**STORED ROWS**:
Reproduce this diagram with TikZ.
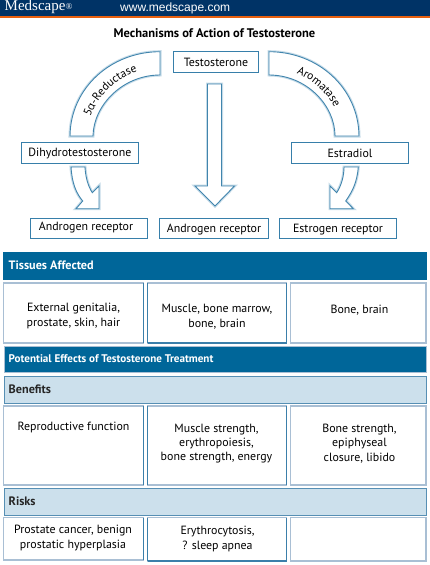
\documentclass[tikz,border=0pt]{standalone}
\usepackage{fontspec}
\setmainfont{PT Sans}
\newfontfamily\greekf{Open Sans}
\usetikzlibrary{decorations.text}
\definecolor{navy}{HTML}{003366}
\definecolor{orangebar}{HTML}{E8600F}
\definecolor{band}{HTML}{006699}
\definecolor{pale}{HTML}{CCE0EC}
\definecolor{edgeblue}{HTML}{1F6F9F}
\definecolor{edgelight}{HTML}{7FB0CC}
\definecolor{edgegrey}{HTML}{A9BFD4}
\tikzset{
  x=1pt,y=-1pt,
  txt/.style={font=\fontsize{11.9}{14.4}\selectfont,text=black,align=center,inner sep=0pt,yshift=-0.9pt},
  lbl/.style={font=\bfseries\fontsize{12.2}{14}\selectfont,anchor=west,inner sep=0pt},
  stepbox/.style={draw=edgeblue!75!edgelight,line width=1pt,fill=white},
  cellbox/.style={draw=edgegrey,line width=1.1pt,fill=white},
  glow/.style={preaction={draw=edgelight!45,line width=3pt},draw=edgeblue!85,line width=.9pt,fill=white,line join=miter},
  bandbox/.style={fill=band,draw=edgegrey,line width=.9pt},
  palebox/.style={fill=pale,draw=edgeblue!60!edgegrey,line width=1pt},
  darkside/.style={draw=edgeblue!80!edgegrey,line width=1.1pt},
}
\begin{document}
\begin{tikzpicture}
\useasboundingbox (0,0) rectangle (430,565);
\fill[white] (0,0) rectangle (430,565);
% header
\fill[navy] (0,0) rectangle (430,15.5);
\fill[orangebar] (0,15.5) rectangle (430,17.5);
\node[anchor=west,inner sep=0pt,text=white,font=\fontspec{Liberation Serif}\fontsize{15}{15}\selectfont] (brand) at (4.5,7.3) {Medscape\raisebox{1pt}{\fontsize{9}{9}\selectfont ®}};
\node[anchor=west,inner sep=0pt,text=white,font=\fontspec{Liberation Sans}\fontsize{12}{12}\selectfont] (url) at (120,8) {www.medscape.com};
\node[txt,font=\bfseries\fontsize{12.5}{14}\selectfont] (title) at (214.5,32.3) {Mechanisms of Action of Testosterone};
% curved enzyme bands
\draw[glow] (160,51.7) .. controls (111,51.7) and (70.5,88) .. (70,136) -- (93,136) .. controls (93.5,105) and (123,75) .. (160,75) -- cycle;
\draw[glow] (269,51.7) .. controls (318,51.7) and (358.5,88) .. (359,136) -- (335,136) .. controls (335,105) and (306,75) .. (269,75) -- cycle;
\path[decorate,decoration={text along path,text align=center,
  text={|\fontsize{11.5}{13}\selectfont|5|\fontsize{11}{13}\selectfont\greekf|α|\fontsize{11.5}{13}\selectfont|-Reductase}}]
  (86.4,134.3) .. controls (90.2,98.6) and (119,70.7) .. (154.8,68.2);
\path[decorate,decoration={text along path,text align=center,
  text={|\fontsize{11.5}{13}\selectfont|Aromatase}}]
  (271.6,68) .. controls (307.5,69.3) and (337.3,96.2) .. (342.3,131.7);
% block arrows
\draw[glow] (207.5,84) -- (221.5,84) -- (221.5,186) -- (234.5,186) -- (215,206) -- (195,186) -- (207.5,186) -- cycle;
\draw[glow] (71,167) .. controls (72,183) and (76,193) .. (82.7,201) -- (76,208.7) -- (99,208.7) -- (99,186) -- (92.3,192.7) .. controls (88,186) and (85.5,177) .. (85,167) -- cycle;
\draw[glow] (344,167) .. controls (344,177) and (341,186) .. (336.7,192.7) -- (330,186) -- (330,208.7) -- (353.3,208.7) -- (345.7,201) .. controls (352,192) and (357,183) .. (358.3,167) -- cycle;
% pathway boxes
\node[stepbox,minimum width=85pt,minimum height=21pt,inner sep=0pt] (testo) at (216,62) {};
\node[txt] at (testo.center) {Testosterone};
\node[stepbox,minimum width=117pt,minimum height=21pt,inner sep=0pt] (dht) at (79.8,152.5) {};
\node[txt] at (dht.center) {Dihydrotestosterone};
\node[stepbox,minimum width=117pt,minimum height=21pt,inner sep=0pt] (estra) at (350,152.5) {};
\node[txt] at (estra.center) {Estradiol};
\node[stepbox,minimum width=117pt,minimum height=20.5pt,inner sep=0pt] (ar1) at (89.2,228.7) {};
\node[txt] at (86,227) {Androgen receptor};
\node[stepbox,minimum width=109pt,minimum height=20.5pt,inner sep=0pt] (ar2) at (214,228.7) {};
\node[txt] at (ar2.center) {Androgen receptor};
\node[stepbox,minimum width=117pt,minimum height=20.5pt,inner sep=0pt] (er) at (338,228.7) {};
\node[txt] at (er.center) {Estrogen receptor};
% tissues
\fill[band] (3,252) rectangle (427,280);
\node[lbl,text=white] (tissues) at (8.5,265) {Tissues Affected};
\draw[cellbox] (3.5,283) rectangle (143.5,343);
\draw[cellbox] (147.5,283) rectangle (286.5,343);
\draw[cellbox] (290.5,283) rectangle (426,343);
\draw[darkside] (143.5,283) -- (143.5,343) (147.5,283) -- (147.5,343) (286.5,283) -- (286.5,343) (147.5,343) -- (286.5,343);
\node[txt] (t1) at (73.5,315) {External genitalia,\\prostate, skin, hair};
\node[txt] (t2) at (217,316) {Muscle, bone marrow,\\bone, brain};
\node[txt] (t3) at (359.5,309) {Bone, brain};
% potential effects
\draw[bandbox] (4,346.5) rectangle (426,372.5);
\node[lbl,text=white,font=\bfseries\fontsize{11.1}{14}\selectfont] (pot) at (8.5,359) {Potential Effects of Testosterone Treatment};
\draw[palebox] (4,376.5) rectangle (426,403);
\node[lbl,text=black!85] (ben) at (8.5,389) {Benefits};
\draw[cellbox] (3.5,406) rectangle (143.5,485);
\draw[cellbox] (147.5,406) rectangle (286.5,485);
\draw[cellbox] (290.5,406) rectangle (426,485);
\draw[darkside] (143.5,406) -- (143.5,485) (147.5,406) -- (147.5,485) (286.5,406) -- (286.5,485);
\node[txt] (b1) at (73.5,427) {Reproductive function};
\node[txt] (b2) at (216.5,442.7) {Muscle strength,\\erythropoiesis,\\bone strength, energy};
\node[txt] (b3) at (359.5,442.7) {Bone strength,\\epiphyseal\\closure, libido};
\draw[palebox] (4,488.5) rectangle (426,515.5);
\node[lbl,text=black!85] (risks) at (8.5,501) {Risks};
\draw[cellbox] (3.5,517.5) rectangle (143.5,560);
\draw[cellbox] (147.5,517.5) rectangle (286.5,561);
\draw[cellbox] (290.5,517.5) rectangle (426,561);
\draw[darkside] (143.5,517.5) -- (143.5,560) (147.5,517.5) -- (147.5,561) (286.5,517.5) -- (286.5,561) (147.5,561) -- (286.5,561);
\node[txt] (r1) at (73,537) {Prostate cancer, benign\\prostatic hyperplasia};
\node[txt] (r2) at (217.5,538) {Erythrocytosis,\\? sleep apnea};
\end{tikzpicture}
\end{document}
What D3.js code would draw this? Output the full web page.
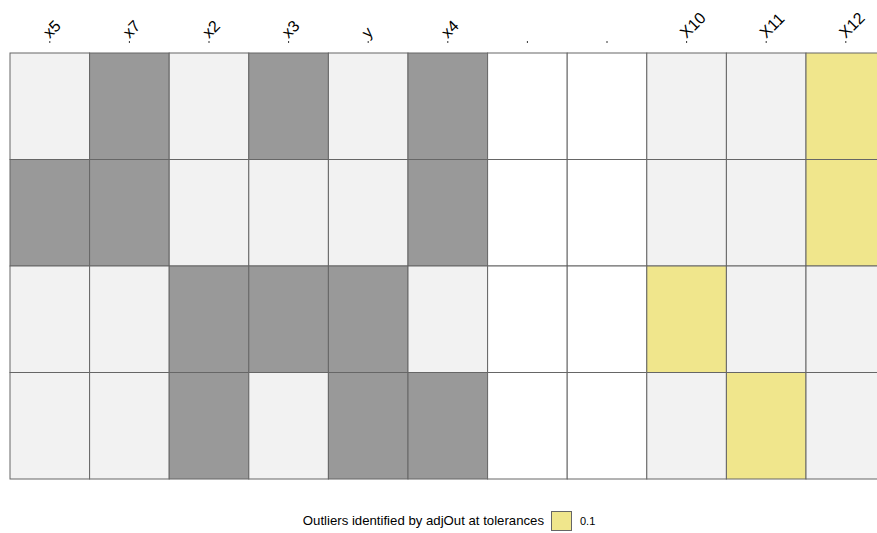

**DIRECTIONS FOR THIS TASK**:
Every record must be copied exactly, with the pictures left out.

**FINAL RESULT**:
Reproduce this diagram with TikZ.
\documentclass[tikz,border=0pt]{standalone}
\usepackage{fontspec}
\setmainfont{PT Sans}
\newfontfamily\greekf{Open Sans}
\usetikzlibrary{decorations.text}
\definecolor{navy}{HTML}{003366}
\definecolor{orangebar}{HTML}{E8600F}
\definecolor{band}{HTML}{006699}
\definecolor{pale}{HTML}{CCE0EC}
\definecolor{edgeblue}{HTML}{1F6F9F}
\definecolor{edgelight}{HTML}{7FB0CC}
\definecolor{edgegrey}{HTML}{A9BFD4}
\tikzset{
  x=1pt,y=-1pt,
  txt/.style={font=\fontsize{11.9}{14.4}\selectfont,text=black,align=center,inner sep=0pt,yshift=-0.9pt},
  lbl/.style={font=\bfseries\fontsize{12.2}{14}\selectfont,anchor=west,inner sep=0pt},
  stepbox/.style={draw=edgeblue!75!edgelight,line width=1pt,fill=white},
  cellbox/.style={draw=edgegrey,line width=1.1pt,fill=white},
  glow/.style={preaction={draw=edgelight!45,line width=3pt},draw=edgeblue!85,line width=.9pt,fill=white,line join=miter},
  bandbox/.style={fill=band,draw=edgegrey,line width=.9pt},
  palebox/.style={fill=pale,draw=edgeblue!60!edgegrey,line width=1pt},
  darkside/.style={draw=edgeblue!80!edgegrey,line width=1.1pt},
}
\begin{document}
\begin{tikzpicture}
\useasboundingbox (0,0) rectangle (430,565);
\fill[white] (0,0) rectangle (430,565);
% header
\fill[navy] (0,0) rectangle (430,15.5);
\fill[orangebar] (0,15.5) rectangle (430,17.5);
\node[anchor=west,inner sep=0pt,text=white,font=\fontspec{Liberation Serif}\fontsize{15}{15}\selectfont] (brand) at (4.5,7.3) {Medscape\raisebox{1pt}{\fontsize{9}{9}\selectfont ®}};
\node[anchor=west,inner sep=0pt,text=white,font=\fontspec{Liberation Sans}\fontsize{12}{12}\selectfont] (url) at (120,8) {www.medscape.com};
\node[txt,font=\bfseries\fontsize{12.5}{14}\selectfont] (title) at (214.5,32.3) {Mechanisms of Action of Testosterone};
% curved enzyme bands
\draw[glow] (160,51.7) .. controls (111,51.7) and (70.5,88) .. (70,136) -- (93,136) .. controls (93.5,105) and (123,75) .. (160,75) -- cycle;
\draw[glow] (269,51.7) .. controls (318,51.7) and (358.5,88) .. (359,136) -- (335,136) .. controls (335,105) and (306,75) .. (269,75) -- cycle;
\path[decorate,decoration={text along path,text align=center,
  text={|\fontsize{11.5}{13}\selectfont|5|\fontsize{11}{13}\selectfont\greekf|α|\fontsize{11.5}{13}\selectfont|-Reductase}}]
  (86.4,134.3) .. controls (90.2,98.6) and (119,70.7) .. (154.8,68.2);
\path[decorate,decoration={text along path,text align=center,
  text={|\fontsize{11.5}{13}\selectfont|Aromatase}}]
  (271.6,68) .. controls (307.5,69.3) and (337.3,96.2) .. (342.3,131.7);
% block arrows
\draw[glow] (207.5,84) -- (221.5,84) -- (221.5,186) -- (234.5,186) -- (215,206) -- (195,186) -- (207.5,186) -- cycle;
\draw[glow] (71,167) .. controls (72,183) and (76,193) .. (82.7,201) -- (76,208.7) -- (99,208.7) -- (99,186) -- (92.3,192.7) .. controls (88,186) and (85.5,177) .. (85,167) -- cycle;
\draw[glow] (344,167) .. controls (344,177) and (341,186) .. (336.7,192.7) -- (330,186) -- (330,208.7) -- (353.3,208.7) -- (345.7,201) .. controls (352,192) and (357,183) .. (358.3,167) -- cycle;
% pathway boxes
\node[stepbox,minimum width=85pt,minimum height=21pt,inner sep=0pt] (testo) at (216,62) {};
\node[txt] at (testo.center) {Testosterone};
\node[stepbox,minimum width=117pt,minimum height=21pt,inner sep=0pt] (dht) at (79.8,152.5) {};
\node[txt] at (dht.center) {Dihydrotestosterone};
\node[stepbox,minimum width=117pt,minimum height=21pt,inner sep=0pt] (estra) at (350,152.5) {};
\node[txt] at (estra.center) {Estradiol};
\node[stepbox,minimum width=117pt,minimum height=20.5pt,inner sep=0pt] (ar1) at (89.2,228.7) {};
\node[txt] at (86,227) {Androgen receptor};
\node[stepbox,minimum width=109pt,minimum height=20.5pt,inner sep=0pt] (ar2) at (214,228.7) {};
\node[txt] at (ar2.center) {Androgen receptor};
\node[stepbox,minimum width=117pt,minimum height=20.5pt,inner sep=0pt] (er) at (338,228.7) {};
\node[txt] at (er.center) {Estrogen receptor};
% tissues
\fill[band] (3,252) rectangle (427,280);
\node[lbl,text=white] (tissues) at (8.5,265) {Tissues Affected};
\draw[cellbox] (3.5,283) rectangle (143.5,343);
\draw[cellbox] (147.5,283) rectangle (286.5,343);
\draw[cellbox] (290.5,283) rectangle (426,343);
\draw[darkside] (143.5,283) -- (143.5,343) (147.5,283) -- (147.5,343) (286.5,283) -- (286.5,343) (147.5,343) -- (286.5,343);
\node[txt] (t1) at (73.5,315) {External genitalia,\\prostate, skin, hair};
\node[txt] (t2) at (217,316) {Muscle, bone marrow,\\bone, brain};
\node[txt] (t3) at (359.5,309) {Bone, brain};
% potential effects
\draw[bandbox] (4,346.5) rectangle (426,372.5);
\node[lbl,text=white,font=\bfseries\fontsize{11.1}{14}\selectfont] (pot) at (8.5,359) {Potential Effects of Testosterone Treatment};
\draw[palebox] (4,376.5) rectangle (426,403);
\node[lbl,text=black!85] (ben) at (8.5,389) {Benefits};
\draw[cellbox] (3.5,406) rectangle (143.5,485);
\draw[cellbox] (147.5,406) rectangle (286.5,485);
\draw[cellbox] (290.5,406) rectangle (426,485);
\draw[darkside] (143.5,406) -- (143.5,485) (147.5,406) -- (147.5,485) (286.5,406) -- (286.5,485);
\node[txt] (b1) at (73.5,427) {Reproductive function};
\node[txt] (b2) at (216.5,442.7) {Muscle strength,\\erythropoiesis,\\bone strength, energy};
\node[txt] (b3) at (359.5,442.7) {Bone strength,\\epiphyseal\\closure, libido};
\draw[palebox] (4,488.5) rectangle (426,515.5);
\node[lbl,text=black!85] (risks) at (8.5,501) {Risks};
\draw[cellbox] (3.5,517.5) rectangle (143.5,560);
\draw[cellbox] (147.5,517.5) rectangle (286.5,561);
\draw[cellbox] (290.5,517.5) rectangle (426,561);
\draw[darkside] (143.5,517.5) -- (143.5,560) (147.5,517.5) -- (147.5,561) (286.5,517.5) -- (286.5,561) (147.5,561) -- (286.5,561);
\node[txt] (r1) at (73,537) {Prostate cancer, benign\\prostatic hyperplasia};
\node[txt] (r2) at (217.5,538) {Erythrocytosis,\\? sleep apnea};
\end{tikzpicture}
\end{document}
What D3.js code would draw this? Output the full web page.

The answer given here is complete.